Legislative Context and the Carmack Amendment
The court considered the implications of the Carmack Amendment, which pertained to liability for lost or damaged goods in interstate commerce. It noted that the amendment mandated carriers to issue receipts or bills of lading and held them liable for any loss or damage to property during transportation. However, the court clarified that the amendment's language did not validate contracts that limited liability for negligence. The court asserted that the Carmack Amendment, while addressing interstate shipments, did not alter the state’s right to regulate intrastate transportation. It concluded that the provisions of the amendment did not support the validity of liability-limiting stipulations within the context of state law, further reinforcing the notion that full damages should be awarded in cases of negligence.

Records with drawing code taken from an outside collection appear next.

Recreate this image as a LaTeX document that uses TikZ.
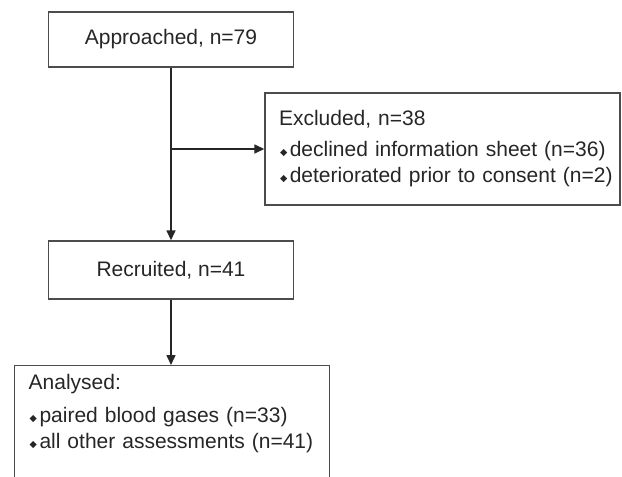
\documentclass[tikz,border=0pt]{standalone}
\usepackage{fontspec}
\setmainfont{Liberation Sans}
\newfontfamily\symfont{DejaVu Sans}
\usetikzlibrary{arrows.meta}
\newcommand{\dbul}{\hspace{1pt}\raisebox{1pt}{\symfont\fontsize{9.5}{9.5}\selectfont ◆}\hspace{2.5pt}}
\tikzset{
	box/.style={shape=rectangle,draw=black!70,line width=1.4pt,text=black!85,font=\fontsize{21}{26}\selectfont,inner xsep=14pt},
	arr/.style={-{Triangle[length=10pt,width=9pt]},line width=1.5pt,draw=black!85}
}

\begin{document}
\begin{tikzpicture}[x=1pt,y=-1pt]
	\useasboundingbox (0,0) rectangle (622,477);
	\clip (0,0) rectangle (622,477);
	\node [box,minimum width=245pt,minimum height=55pt] (A) at (171,39.5) {Approached, n=79};
	\node [box,minimum width=245pt,minimum height=58pt] (R) at (171,270) {Recruited, n=41};
	\node [box,minimum width=355pt,minimum height=112pt,text width=327pt,align=left] (EX) at (442.5,149) {Excluded, n=38\\[5pt]\mbox{\dbul declined information sheet (n=36)}\\\mbox{\dbul deteriorated prior to consent (n=2)}};
	\node [box,anchor=north west,minimum width=315pt,text width=287pt,align=left,inner ysep=9pt] (AN) at (14,365) {Analysed:\\[7pt]\dbul paired blood gases (n=33)\\\dbul all other assessments (n=41)\\[30pt]~};
	
	\coordinate (BR) at (A.south |- EX.west);
	\draw [arr] (A) -- (R);
	\draw [arr] (BR) -- (EX.west);
	\draw [arr] (R) -- (R.south |- AN.north);
\end{tikzpicture}
\end{document}
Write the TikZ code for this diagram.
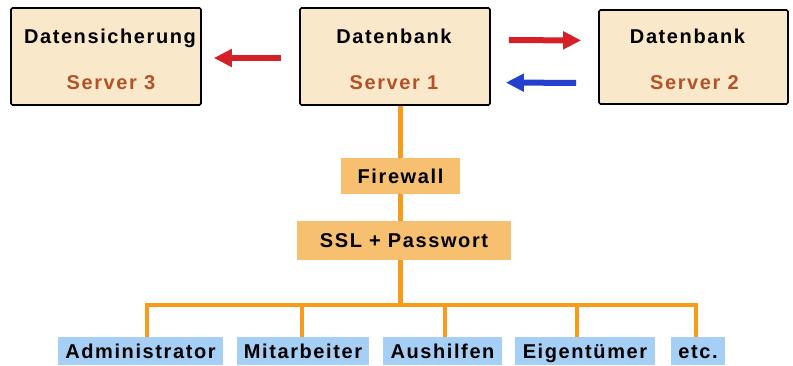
\documentclass[tikz,border=0pt]{standalone}
\usepackage{fontspec}
\setmainfont{Liberation Sans}[LetterSpace=8.0]
\usetikzlibrary{arrows.meta}
\definecolor{boxfill}{RGB}{250,232,202}
\definecolor{brownt}{RGB}{178,82,38}
\definecolor{orl}{RGB}{247,155,24}
\definecolor{orbox}{RGB}{246,192,112}
\definecolor{bluebox}{RGB}{165,207,245}
\definecolor{arrred}{RGB}{214,32,40}
\definecolor{arrblue}{RGB}{36,64,204}
\tikzset{
  server/.style={draw=black, line width=1.6pt, fill=boxfill, rounded corners=1.5pt, inner sep=0pt},
  title/.style={anchor=base, font=\fontsize{20}{24}\selectfont\bfseries, text=black, inner sep=0pt},
  sub/.style={anchor=base, font=\fontsize{20}{24}\selectfont\bfseries, text=brownt, inner sep=0pt},
  secbox/.style={fill=orbox, inner sep=0pt, text height=16pt, text depth=2pt, font=\fontsize{20}{24}\selectfont\bfseries},
  userbox/.style={fill=bluebox, inner sep=0pt, minimum height=28pt, text height=16pt, text depth=2pt, font=\fontsize{20}{24}\selectfont\bfseries},
  flow/.style={line width=6pt, -{Triangle[length=18pt,width=17pt]}},
  bus/.style={draw=orl, line width=4.5pt, line join=miter}
}
\begin{document}
\begin{tikzpicture}[x=1pt,y=-1pt]
\useasboundingbox (0,0) rectangle (793,365);
% server boxes
\node[server, minimum width=190pt, minimum height=97pt] (s3) at (106,56.5) {};
\node[server, minimum width=190pt, minimum height=97pt] (s1) at (395,56.5) {};
\node[server, minimum width=189pt, minimum height=94pt] (s2) at (693.5,57) {};
\node[title] (t3) at ([xshift=4pt,yshift=13.5pt]s3.center) {Datensicherung};
\node[sub]   (u3) at ([xshift=5pt,yshift=-32.5pt]s3.center) {Server 3};
\node[title] (t1) at ([xshift=-1pt,yshift=13.5pt]s1.center) {Datenbank};
\node[sub]   (u1) at ([xshift=-1pt,yshift=-32.5pt]s1.center) {Server 1};
\node[title] (t2) at ([xshift=-6pt,yshift=14pt]s2.center) {Datenbank};
\node[sub]   (u2) at ([xshift=1pt,yshift=-32pt]s2.center) {Server 2};
% replication arrows
\draw[flow, arrred, shorten <=18pt, shorten >=12pt] ([yshift=-1.5pt]s1.west) -- ([yshift=-1.5pt]s3.east);
\draw[flow, arrred, shorten <=18pt, shorten >=17pt] ([yshift=16.5pt]s1.east) -- ([yshift=16.5pt]s2.west);
\draw[flow, arrblue, shorten <=22pt, shorten >=15pt] ([yshift=-26pt]s2.west) -- ([yshift=-26pt]s1.east);
% security layers
\node[secbox, minimum width=119pt, minimum height=36pt] (fw) at (400.5,176) {Firewall};
\node[secbox, minimum width=214pt, minimum height=39pt] (ssl) at (404,240.5) {SSL + Passwort};
% users
\node[userbox, minimum width=165pt] (adm) at (140.5,351) {Administrator};
\node[userbox, minimum width=132pt] (mit) at (303,351) {Mitarbeiter};
\node[userbox, minimum width=119pt] (aus) at (442.5,351) {Aushilfen};
\node[userbox, minimum width=140pt] (eig) at (585,351) {Eigentümer};
\node[userbox, minimum width=54pt]  (etc) at (698,351) {etc.};
% trunk and bus
\coordinate (busL) at (147,305);
\coordinate (busR) at (696,305);
\coordinate (d2) at (302,305);
\coordinate (d3) at (445,305);
\coordinate (d4) at (577,305);
\draw[bus] (fw.north |- s1.south) -- (fw.north);
\draw[bus] (fw.south) -- (fw.south |- ssl.north);
\draw[bus] (fw.south |- ssl.south) -- (fw.south |- busL);
\draw[bus] (busL |- adm.north) -- (busL) -- (busR) -- (busR |- etc.north);
\draw[bus] (d2) -- (d2 |- mit.north);
\draw[bus] (d3) -- (d3 |- aus.north);
\draw[bus] (d4) -- (d4 |- eig.north);
\end{tikzpicture}
\end{document}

Conclusion on Enforcement of Liability Limitations
Ultimately, the court concluded that the stipulation limiting liability in the defendant's ticket was void and unenforceable under North Carolina law. The jury had already found that the plaintiff's loss was a direct result of the defendant's negligence, which further justified the award of full damages. The court's ruling reaffirmed the state's policy of protecting individuals from negligent acts of carriers, emphasizing that contractual limitations could not undermine this protective stance. The decision reinforced the principle that carriers must bear the responsibility for their actions, particularly when those actions result in harm to passengers and their property. Thus, the court upheld the trial court's judgment in favor of the plaintiff, ensuring that justice was served in light of the established legal standards.